* [WHAT YOU NEED TO DO] Reproduce the material word for word; the images stay out.
* * * * * * *
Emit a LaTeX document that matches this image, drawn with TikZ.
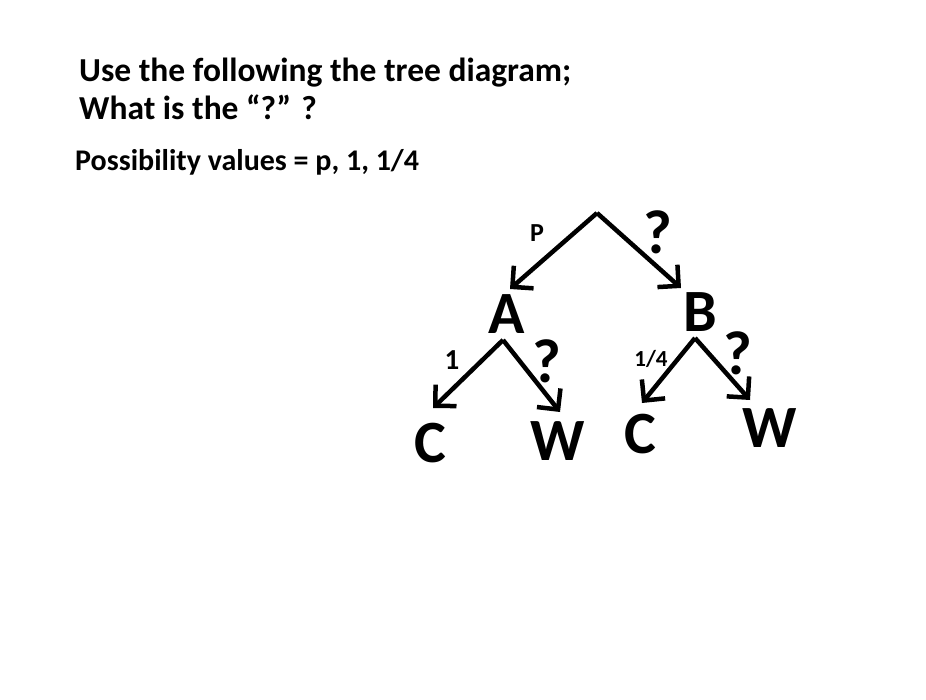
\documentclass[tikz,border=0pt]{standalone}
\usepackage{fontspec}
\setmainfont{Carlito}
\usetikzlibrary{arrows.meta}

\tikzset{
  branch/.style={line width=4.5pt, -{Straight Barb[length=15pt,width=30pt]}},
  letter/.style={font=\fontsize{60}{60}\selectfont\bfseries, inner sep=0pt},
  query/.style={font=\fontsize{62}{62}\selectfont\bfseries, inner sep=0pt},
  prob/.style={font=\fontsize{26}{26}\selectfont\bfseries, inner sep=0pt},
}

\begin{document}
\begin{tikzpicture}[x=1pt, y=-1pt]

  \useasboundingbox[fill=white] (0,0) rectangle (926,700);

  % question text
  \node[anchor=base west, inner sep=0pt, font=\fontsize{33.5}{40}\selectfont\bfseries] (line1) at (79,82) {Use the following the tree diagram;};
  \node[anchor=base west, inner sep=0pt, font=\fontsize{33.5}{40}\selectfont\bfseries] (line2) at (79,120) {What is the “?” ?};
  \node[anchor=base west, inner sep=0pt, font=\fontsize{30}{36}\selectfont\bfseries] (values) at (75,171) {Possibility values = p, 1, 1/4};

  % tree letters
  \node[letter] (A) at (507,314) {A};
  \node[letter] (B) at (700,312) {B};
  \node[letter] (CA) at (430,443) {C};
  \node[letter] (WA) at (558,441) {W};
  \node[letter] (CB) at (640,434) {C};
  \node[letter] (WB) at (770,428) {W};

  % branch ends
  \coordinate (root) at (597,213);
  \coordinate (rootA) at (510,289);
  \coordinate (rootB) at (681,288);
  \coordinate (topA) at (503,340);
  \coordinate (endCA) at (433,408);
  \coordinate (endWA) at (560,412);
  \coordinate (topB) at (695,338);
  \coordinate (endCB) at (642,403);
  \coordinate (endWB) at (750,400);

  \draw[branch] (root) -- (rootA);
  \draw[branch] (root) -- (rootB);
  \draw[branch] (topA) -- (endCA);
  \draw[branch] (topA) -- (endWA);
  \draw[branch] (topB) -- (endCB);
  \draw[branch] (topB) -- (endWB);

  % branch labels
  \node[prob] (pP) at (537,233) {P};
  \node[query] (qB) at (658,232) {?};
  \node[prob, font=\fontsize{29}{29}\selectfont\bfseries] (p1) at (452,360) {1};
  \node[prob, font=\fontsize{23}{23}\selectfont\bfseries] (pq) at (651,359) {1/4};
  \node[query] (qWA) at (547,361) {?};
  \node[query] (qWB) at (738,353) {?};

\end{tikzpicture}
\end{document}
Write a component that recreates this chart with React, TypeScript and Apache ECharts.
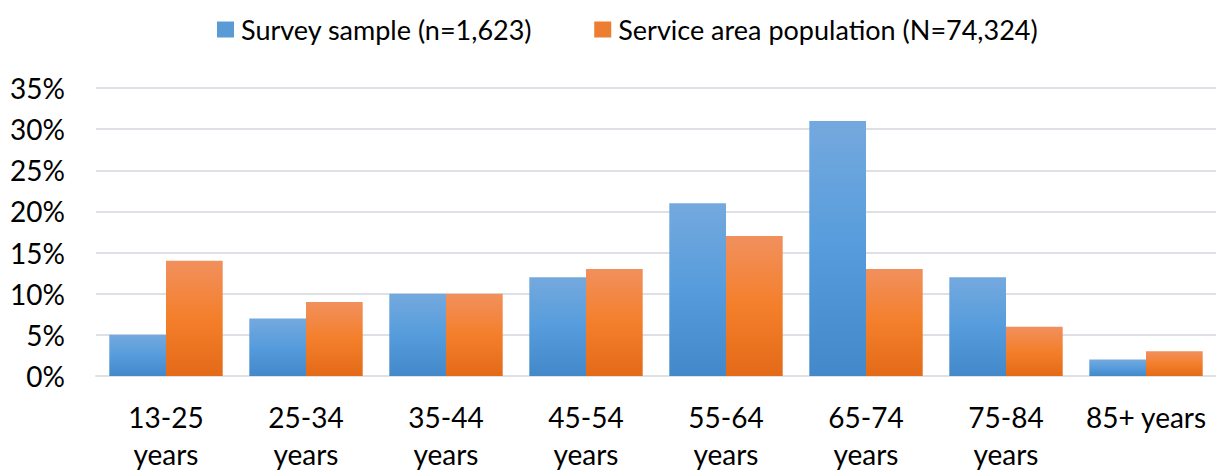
* * * * * * *
* [RESPONSE BELOW]
Emit a LaTeX document that matches this image, drawn with TikZ.
\documentclass[tikz,border=0pt]{standalone}
\usepackage{fontspec}
\setmainfont{Carlito}
\usetikzlibrary{arrows.meta}

\tikzset{
  branch/.style={line width=4.5pt, -{Straight Barb[length=15pt,width=30pt]}},
  letter/.style={font=\fontsize{60}{60}\selectfont\bfseries, inner sep=0pt},
  query/.style={font=\fontsize{62}{62}\selectfont\bfseries, inner sep=0pt},
  prob/.style={font=\fontsize{26}{26}\selectfont\bfseries, inner sep=0pt},
}

\begin{document}
\begin{tikzpicture}[x=1pt, y=-1pt]

  \useasboundingbox[fill=white] (0,0) rectangle (926,700);

  % question text
  \node[anchor=base west, inner sep=0pt, font=\fontsize{33.5}{40}\selectfont\bfseries] (line1) at (79,82) {Use the following the tree diagram;};
  \node[anchor=base west, inner sep=0pt, font=\fontsize{33.5}{40}\selectfont\bfseries] (line2) at (79,120) {What is the “?” ?};
  \node[anchor=base west, inner sep=0pt, font=\fontsize{30}{36}\selectfont\bfseries] (values) at (75,171) {Possibility values = p, 1, 1/4};

  % tree letters
  \node[letter] (A) at (507,314) {A};
  \node[letter] (B) at (700,312) {B};
  \node[letter] (CA) at (430,443) {C};
  \node[letter] (WA) at (558,441) {W};
  \node[letter] (CB) at (640,434) {C};
  \node[letter] (WB) at (770,428) {W};

  % branch ends
  \coordinate (root) at (597,213);
  \coordinate (rootA) at (510,289);
  \coordinate (rootB) at (681,288);
  \coordinate (topA) at (503,340);
  \coordinate (endCA) at (433,408);
  \coordinate (endWA) at (560,412);
  \coordinate (topB) at (695,338);
  \coordinate (endCB) at (642,403);
  \coordinate (endWB) at (750,400);

  \draw[branch] (root) -- (rootA);
  \draw[branch] (root) -- (rootB);
  \draw[branch] (topA) -- (endCA);
  \draw[branch] (topA) -- (endWA);
  \draw[branch] (topB) -- (endCB);
  \draw[branch] (topB) -- (endWB);

  % branch labels
  \node[prob] (pP) at (537,233) {P};
  \node[query] (qB) at (658,232) {?};
  \node[prob, font=\fontsize{29}{29}\selectfont\bfseries] (p1) at (452,360) {1};
  \node[prob, font=\fontsize{23}{23}\selectfont\bfseries] (pq) at (651,359) {1/4};
  \node[query] (qWA) at (547,361) {?};
  \node[query] (qWB) at (738,353) {?};

\end{tikzpicture}
\end{document}
Write a component that recreates this chart with React, TypeScript and Apache ECharts.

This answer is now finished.